● **What is being asked**
Write out the material exactly, with the pictures left out.

[START Given material]

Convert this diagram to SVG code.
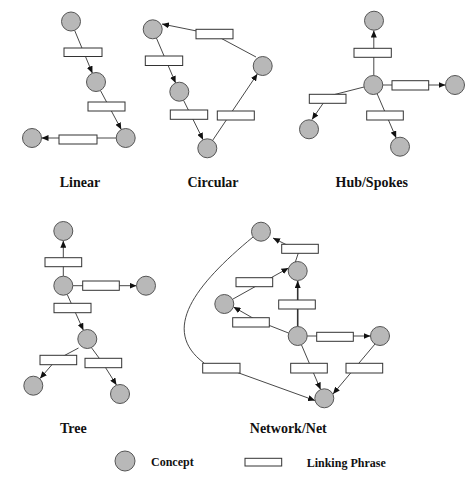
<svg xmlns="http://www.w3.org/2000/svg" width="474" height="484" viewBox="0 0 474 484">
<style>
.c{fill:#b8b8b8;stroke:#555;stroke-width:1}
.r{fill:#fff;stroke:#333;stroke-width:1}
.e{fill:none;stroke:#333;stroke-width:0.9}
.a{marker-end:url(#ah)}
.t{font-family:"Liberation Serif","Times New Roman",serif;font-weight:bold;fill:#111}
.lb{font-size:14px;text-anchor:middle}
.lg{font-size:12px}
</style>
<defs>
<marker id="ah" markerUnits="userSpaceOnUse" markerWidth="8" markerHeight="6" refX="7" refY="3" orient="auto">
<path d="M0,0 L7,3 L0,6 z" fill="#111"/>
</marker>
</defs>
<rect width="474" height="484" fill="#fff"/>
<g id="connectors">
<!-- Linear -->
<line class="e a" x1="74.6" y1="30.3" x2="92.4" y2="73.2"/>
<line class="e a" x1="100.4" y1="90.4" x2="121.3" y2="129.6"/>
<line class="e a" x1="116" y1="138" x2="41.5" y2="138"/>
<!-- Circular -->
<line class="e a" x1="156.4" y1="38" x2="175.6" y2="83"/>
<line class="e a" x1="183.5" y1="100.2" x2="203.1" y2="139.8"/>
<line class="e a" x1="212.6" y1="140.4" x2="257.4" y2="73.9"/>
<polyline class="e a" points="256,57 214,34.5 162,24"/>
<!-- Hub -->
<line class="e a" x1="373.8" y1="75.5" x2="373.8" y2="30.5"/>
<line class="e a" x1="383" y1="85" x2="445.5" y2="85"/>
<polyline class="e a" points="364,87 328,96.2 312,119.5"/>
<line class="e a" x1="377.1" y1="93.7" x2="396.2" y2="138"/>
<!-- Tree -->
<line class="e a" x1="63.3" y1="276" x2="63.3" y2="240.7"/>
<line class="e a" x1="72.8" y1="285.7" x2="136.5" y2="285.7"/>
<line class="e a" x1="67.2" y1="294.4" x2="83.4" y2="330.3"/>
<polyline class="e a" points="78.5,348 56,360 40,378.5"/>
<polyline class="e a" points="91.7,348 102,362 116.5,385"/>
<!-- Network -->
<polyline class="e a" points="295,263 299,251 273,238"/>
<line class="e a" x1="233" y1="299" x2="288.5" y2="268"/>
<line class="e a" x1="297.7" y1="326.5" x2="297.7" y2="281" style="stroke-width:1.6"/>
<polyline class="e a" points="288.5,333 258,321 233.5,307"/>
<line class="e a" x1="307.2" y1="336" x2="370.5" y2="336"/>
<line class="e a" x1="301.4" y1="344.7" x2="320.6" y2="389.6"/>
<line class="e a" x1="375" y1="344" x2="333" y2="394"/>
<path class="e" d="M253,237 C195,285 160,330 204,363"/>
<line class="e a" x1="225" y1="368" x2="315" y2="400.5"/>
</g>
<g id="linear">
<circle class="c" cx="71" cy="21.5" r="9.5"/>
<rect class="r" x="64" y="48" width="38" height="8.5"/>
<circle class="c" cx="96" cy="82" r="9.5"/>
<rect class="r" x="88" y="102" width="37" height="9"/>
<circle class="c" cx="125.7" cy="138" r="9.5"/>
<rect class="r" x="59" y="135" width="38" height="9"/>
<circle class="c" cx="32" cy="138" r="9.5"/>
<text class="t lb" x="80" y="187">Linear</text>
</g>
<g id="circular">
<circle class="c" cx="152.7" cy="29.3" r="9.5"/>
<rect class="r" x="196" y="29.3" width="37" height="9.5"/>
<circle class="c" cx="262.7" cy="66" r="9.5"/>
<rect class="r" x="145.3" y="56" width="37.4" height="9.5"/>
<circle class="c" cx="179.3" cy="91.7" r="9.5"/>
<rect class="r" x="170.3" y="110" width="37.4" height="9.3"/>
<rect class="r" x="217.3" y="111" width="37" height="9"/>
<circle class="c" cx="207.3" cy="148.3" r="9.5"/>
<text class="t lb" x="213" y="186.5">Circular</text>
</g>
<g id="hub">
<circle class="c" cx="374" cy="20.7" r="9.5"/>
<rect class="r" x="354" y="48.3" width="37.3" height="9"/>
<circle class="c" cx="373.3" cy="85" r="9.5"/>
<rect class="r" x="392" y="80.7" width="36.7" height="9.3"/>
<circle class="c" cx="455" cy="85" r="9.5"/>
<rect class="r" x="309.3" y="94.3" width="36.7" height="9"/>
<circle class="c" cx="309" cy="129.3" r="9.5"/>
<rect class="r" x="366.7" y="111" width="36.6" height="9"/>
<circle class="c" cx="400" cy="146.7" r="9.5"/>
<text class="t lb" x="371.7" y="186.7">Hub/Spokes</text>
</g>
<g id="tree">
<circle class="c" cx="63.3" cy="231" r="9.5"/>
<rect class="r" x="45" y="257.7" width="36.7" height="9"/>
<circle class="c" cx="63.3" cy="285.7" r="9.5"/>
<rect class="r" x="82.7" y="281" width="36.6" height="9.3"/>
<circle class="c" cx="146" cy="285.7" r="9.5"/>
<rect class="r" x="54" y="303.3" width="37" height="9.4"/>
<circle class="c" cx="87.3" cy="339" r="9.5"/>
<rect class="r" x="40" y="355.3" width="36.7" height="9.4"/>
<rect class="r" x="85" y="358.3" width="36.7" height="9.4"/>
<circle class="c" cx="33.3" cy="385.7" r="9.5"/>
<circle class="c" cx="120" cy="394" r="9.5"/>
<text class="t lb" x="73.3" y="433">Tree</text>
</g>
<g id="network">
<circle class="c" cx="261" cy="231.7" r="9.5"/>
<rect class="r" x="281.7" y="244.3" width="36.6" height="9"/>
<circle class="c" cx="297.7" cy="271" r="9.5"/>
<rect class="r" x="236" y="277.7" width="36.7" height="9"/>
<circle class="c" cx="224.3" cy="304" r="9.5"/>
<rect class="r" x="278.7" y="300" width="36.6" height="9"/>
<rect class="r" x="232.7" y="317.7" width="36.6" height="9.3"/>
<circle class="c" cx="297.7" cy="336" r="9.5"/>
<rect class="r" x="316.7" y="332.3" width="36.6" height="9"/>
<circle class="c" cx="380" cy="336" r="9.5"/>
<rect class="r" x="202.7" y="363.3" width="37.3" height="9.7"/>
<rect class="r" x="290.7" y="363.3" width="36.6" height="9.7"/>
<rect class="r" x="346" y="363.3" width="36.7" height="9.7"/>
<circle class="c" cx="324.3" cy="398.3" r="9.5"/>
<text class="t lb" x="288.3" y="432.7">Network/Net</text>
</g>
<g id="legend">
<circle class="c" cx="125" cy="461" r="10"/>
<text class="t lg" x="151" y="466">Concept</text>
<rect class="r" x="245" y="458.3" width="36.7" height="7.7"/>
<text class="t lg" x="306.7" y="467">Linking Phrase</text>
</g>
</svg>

[END Given material]

● **Full response**
Convert this diagram to SVG code.
<svg xmlns="http://www.w3.org/2000/svg" width="474" height="484" viewBox="0 0 474 484">
<style>
.c{fill:#b8b8b8;stroke:#555;stroke-width:1}
.r{fill:#fff;stroke:#333;stroke-width:1}
.e{fill:none;stroke:#333;stroke-width:0.9}
.a{marker-end:url(#ah)}
.t{font-family:"Liberation Serif","Times New Roman",serif;font-weight:bold;fill:#111}
.lb{font-size:14px;text-anchor:middle}
.lg{font-size:12px}
</style>
<defs>
<marker id="ah" markerUnits="userSpaceOnUse" markerWidth="8" markerHeight="6" refX="7" refY="3" orient="auto">
<path d="M0,0 L7,3 L0,6 z" fill="#111"/>
</marker>
</defs>
<rect width="474" height="484" fill="#fff"/>
<g id="connectors">
<!-- Linear -->
<line class="e a" x1="74.6" y1="30.3" x2="92.4" y2="73.2"/>
<line class="e a" x1="100.4" y1="90.4" x2="121.3" y2="129.6"/>
<line class="e a" x1="116" y1="138" x2="41.5" y2="138"/>
<!-- Circular -->
<line class="e a" x1="156.4" y1="38" x2="175.6" y2="83"/>
<line class="e a" x1="183.5" y1="100.2" x2="203.1" y2="139.8"/>
<line class="e a" x1="212.6" y1="140.4" x2="257.4" y2="73.9"/>
<polyline class="e a" points="256,57 214,34.5 162,24"/>
<!-- Hub -->
<line class="e a" x1="373.8" y1="75.5" x2="373.8" y2="30.5"/>
<line class="e a" x1="383" y1="85" x2="445.5" y2="85"/>
<polyline class="e a" points="364,87 328,96.2 312,119.5"/>
<line class="e a" x1="377.1" y1="93.7" x2="396.2" y2="138"/>
<!-- Tree -->
<line class="e a" x1="63.3" y1="276" x2="63.3" y2="240.7"/>
<line class="e a" x1="72.8" y1="285.7" x2="136.5" y2="285.7"/>
<line class="e a" x1="67.2" y1="294.4" x2="83.4" y2="330.3"/>
<polyline class="e a" points="78.5,348 56,360 40,378.5"/>
<polyline class="e a" points="91.7,348 102,362 116.5,385"/>
<!-- Network -->
<polyline class="e a" points="295,263 299,251 273,238"/>
<line class="e a" x1="233" y1="299" x2="288.5" y2="268"/>
<line class="e a" x1="297.7" y1="326.5" x2="297.7" y2="281" style="stroke-width:1.6"/>
<polyline class="e a" points="288.5,333 258,321 233.5,307"/>
<line class="e a" x1="307.2" y1="336" x2="370.5" y2="336"/>
<line class="e a" x1="301.4" y1="344.7" x2="320.6" y2="389.6"/>
<line class="e a" x1="375" y1="344" x2="333" y2="394"/>
<path class="e" d="M253,237 C195,285 160,330 204,363"/>
<line class="e a" x1="225" y1="368" x2="315" y2="400.5"/>
</g>
<g id="linear">
<circle class="c" cx="71" cy="21.5" r="9.5"/>
<rect class="r" x="64" y="48" width="38" height="8.5"/>
<circle class="c" cx="96" cy="82" r="9.5"/>
<rect class="r" x="88" y="102" width="37" height="9"/>
<circle class="c" cx="125.7" cy="138" r="9.5"/>
<rect class="r" x="59" y="135" width="38" height="9"/>
<circle class="c" cx="32" cy="138" r="9.5"/>
<text class="t lb" x="80" y="187">Linear</text>
</g>
<g id="circular">
<circle class="c" cx="152.7" cy="29.3" r="9.5"/>
<rect class="r" x="196" y="29.3" width="37" height="9.5"/>
<circle class="c" cx="262.7" cy="66" r="9.5"/>
<rect class="r" x="145.3" y="56" width="37.4" height="9.5"/>
<circle class="c" cx="179.3" cy="91.7" r="9.5"/>
<rect class="r" x="170.3" y="110" width="37.4" height="9.3"/>
<rect class="r" x="217.3" y="111" width="37" height="9"/>
<circle class="c" cx="207.3" cy="148.3" r="9.5"/>
<text class="t lb" x="213" y="186.5">Circular</text>
</g>
<g id="hub">
<circle class="c" cx="374" cy="20.7" r="9.5"/>
<rect class="r" x="354" y="48.3" width="37.3" height="9"/>
<circle class="c" cx="373.3" cy="85" r="9.5"/>
<rect class="r" x="392" y="80.7" width="36.7" height="9.3"/>
<circle class="c" cx="455" cy="85" r="9.5"/>
<rect class="r" x="309.3" y="94.3" width="36.7" height="9"/>
<circle class="c" cx="309" cy="129.3" r="9.5"/>
<rect class="r" x="366.7" y="111" width="36.6" height="9"/>
<circle class="c" cx="400" cy="146.7" r="9.5"/>
<text class="t lb" x="371.7" y="186.7">Hub/Spokes</text>
</g>
<g id="tree">
<circle class="c" cx="63.3" cy="231" r="9.5"/>
<rect class="r" x="45" y="257.7" width="36.7" height="9"/>
<circle class="c" cx="63.3" cy="285.7" r="9.5"/>
<rect class="r" x="82.7" y="281" width="36.6" height="9.3"/>
<circle class="c" cx="146" cy="285.7" r="9.5"/>
<rect class="r" x="54" y="303.3" width="37" height="9.4"/>
<circle class="c" cx="87.3" cy="339" r="9.5"/>
<rect class="r" x="40" y="355.3" width="36.7" height="9.4"/>
<rect class="r" x="85" y="358.3" width="36.7" height="9.4"/>
<circle class="c" cx="33.3" cy="385.7" r="9.5"/>
<circle class="c" cx="120" cy="394" r="9.5"/>
<text class="t lb" x="73.3" y="433">Tree</text>
</g>
<g id="network">
<circle class="c" cx="261" cy="231.7" r="9.5"/>
<rect class="r" x="281.7" y="244.3" width="36.6" height="9"/>
<circle class="c" cx="297.7" cy="271" r="9.5"/>
<rect class="r" x="236" y="277.7" width="36.7" height="9"/>
<circle class="c" cx="224.3" cy="304" r="9.5"/>
<rect class="r" x="278.7" y="300" width="36.6" height="9"/>
<rect class="r" x="232.7" y="317.7" width="36.6" height="9.3"/>
<circle class="c" cx="297.7" cy="336" r="9.5"/>
<rect class="r" x="316.7" y="332.3" width="36.6" height="9"/>
<circle class="c" cx="380" cy="336" r="9.5"/>
<rect class="r" x="202.7" y="363.3" width="37.3" height="9.7"/>
<rect class="r" x="290.7" y="363.3" width="36.6" height="9.7"/>
<rect class="r" x="346" y="363.3" width="36.7" height="9.7"/>
<circle class="c" cx="324.3" cy="398.3" r="9.5"/>
<text class="t lb" x="288.3" y="432.7">Network/Net</text>
</g>
<g id="legend">
<circle class="c" cx="125" cy="461" r="10"/>
<text class="t lg" x="151" y="466">Concept</text>
<rect class="r" x="245" y="458.3" width="36.7" height="7.7"/>
<text class="t lg" x="306.7" y="467">Linking Phrase</text>
</g>
</svg>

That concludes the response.